> [SET TASK] Transcribe the stretch of entries below from the line with "Clone this diagram in TikZ." through the line with "(#3) -- ($(h)!6.5pt!90:(#3)$)", exactly and with both ends included; leave out all other lines.

> [RAW RECORDS]
== == ==
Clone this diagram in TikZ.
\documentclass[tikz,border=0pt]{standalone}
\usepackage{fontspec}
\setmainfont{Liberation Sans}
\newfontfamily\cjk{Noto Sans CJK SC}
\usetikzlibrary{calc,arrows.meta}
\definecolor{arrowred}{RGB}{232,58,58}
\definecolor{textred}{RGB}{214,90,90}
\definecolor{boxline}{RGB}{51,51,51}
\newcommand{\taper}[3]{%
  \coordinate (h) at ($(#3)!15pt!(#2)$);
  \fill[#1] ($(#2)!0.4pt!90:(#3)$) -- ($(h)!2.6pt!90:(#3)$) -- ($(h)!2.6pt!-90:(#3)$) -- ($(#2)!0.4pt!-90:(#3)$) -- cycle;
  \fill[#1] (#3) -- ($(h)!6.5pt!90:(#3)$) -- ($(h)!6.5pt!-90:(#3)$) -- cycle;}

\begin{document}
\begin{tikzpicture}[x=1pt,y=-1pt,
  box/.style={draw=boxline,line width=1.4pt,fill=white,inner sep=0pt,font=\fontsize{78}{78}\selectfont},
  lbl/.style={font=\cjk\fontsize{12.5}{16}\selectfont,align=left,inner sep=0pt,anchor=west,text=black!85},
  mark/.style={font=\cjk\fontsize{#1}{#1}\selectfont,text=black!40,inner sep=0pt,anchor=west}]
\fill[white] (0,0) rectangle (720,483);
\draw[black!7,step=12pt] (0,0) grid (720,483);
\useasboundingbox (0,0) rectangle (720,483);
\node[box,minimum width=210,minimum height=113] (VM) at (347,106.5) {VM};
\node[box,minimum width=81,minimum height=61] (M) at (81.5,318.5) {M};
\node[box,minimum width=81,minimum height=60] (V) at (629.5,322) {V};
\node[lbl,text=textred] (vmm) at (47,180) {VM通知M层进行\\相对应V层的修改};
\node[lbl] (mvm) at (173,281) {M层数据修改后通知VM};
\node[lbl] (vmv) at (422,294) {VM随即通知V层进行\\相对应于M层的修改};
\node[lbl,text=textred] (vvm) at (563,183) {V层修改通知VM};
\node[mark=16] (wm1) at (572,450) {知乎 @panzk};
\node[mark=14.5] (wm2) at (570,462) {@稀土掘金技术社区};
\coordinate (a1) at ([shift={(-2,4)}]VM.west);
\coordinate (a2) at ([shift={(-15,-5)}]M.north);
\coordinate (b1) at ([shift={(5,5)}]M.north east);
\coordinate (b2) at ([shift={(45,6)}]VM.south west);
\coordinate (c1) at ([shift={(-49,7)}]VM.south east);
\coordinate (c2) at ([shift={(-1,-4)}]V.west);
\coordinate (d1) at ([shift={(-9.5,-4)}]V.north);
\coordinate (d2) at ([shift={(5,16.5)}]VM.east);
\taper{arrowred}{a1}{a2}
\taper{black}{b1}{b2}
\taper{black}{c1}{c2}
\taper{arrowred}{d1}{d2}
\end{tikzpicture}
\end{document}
== == ==
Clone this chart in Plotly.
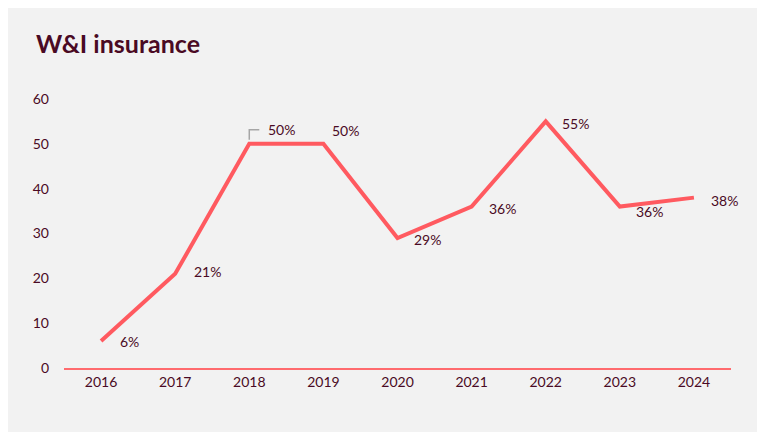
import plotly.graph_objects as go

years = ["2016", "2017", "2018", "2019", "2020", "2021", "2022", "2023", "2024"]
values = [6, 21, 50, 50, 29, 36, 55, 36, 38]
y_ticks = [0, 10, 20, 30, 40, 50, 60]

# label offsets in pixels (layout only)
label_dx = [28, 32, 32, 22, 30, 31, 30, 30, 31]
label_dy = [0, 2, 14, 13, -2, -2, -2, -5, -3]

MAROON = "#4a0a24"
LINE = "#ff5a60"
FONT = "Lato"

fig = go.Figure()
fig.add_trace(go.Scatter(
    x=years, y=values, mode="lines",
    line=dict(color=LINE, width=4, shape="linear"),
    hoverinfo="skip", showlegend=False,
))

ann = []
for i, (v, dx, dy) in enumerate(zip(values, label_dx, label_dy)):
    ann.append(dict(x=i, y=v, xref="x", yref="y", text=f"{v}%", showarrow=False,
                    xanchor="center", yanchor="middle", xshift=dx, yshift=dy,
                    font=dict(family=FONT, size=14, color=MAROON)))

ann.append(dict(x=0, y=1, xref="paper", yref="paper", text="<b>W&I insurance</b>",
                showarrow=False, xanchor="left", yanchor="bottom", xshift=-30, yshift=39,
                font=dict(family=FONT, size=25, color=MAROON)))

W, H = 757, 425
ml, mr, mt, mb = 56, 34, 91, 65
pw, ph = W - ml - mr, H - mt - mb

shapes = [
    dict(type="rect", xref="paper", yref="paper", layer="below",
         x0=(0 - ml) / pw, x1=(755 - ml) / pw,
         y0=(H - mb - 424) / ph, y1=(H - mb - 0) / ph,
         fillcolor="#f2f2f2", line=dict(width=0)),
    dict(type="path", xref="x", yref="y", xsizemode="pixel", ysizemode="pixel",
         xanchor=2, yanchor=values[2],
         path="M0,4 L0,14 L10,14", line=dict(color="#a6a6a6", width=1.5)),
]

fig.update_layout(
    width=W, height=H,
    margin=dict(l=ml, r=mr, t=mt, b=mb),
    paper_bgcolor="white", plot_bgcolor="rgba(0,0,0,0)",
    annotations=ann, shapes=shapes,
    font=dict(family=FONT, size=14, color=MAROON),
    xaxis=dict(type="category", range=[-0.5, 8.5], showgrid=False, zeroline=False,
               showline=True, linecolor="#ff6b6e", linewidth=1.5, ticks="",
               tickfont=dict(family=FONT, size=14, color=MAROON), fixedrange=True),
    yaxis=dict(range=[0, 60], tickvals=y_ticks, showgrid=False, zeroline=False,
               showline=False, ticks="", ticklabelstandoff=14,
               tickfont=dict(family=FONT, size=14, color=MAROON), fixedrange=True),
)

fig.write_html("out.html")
== == ==
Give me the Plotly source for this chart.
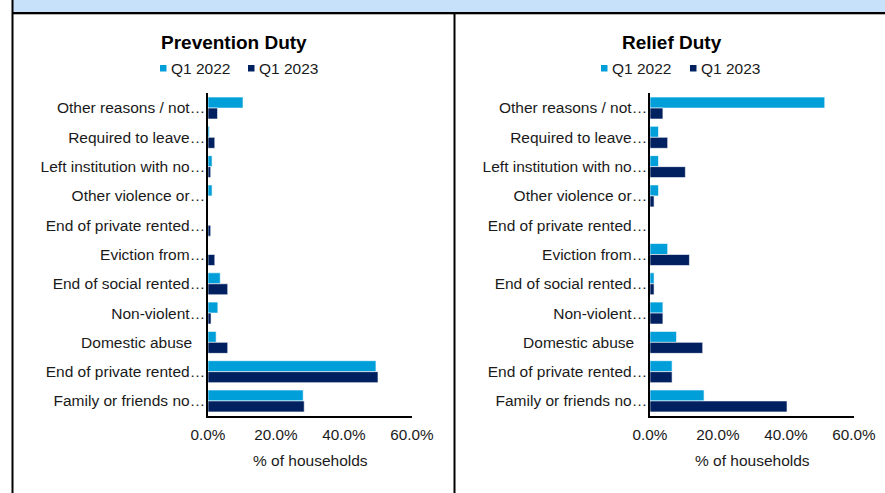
== == ==
> [SOLUTION TO THIS TASK]
Clone this diagram in TikZ.
\documentclass[tikz,border=0pt]{standalone}
\usepackage{fontspec}
\setmainfont{Liberation Sans}
\newfontfamily\cjk{Noto Sans CJK SC}
\usetikzlibrary{calc,arrows.meta}
\definecolor{arrowred}{RGB}{232,58,58}
\definecolor{textred}{RGB}{214,90,90}
\definecolor{boxline}{RGB}{51,51,51}
\newcommand{\taper}[3]{%
  \coordinate (h) at ($(#3)!15pt!(#2)$);
  \fill[#1] ($(#2)!0.4pt!90:(#3)$) -- ($(h)!2.6pt!90:(#3)$) -- ($(h)!2.6pt!-90:(#3)$) -- ($(#2)!0.4pt!-90:(#3)$) -- cycle;
  \fill[#1] (#3) -- ($(h)!6.5pt!90:(#3)$) -- ($(h)!6.5pt!-90:(#3)$) -- cycle;}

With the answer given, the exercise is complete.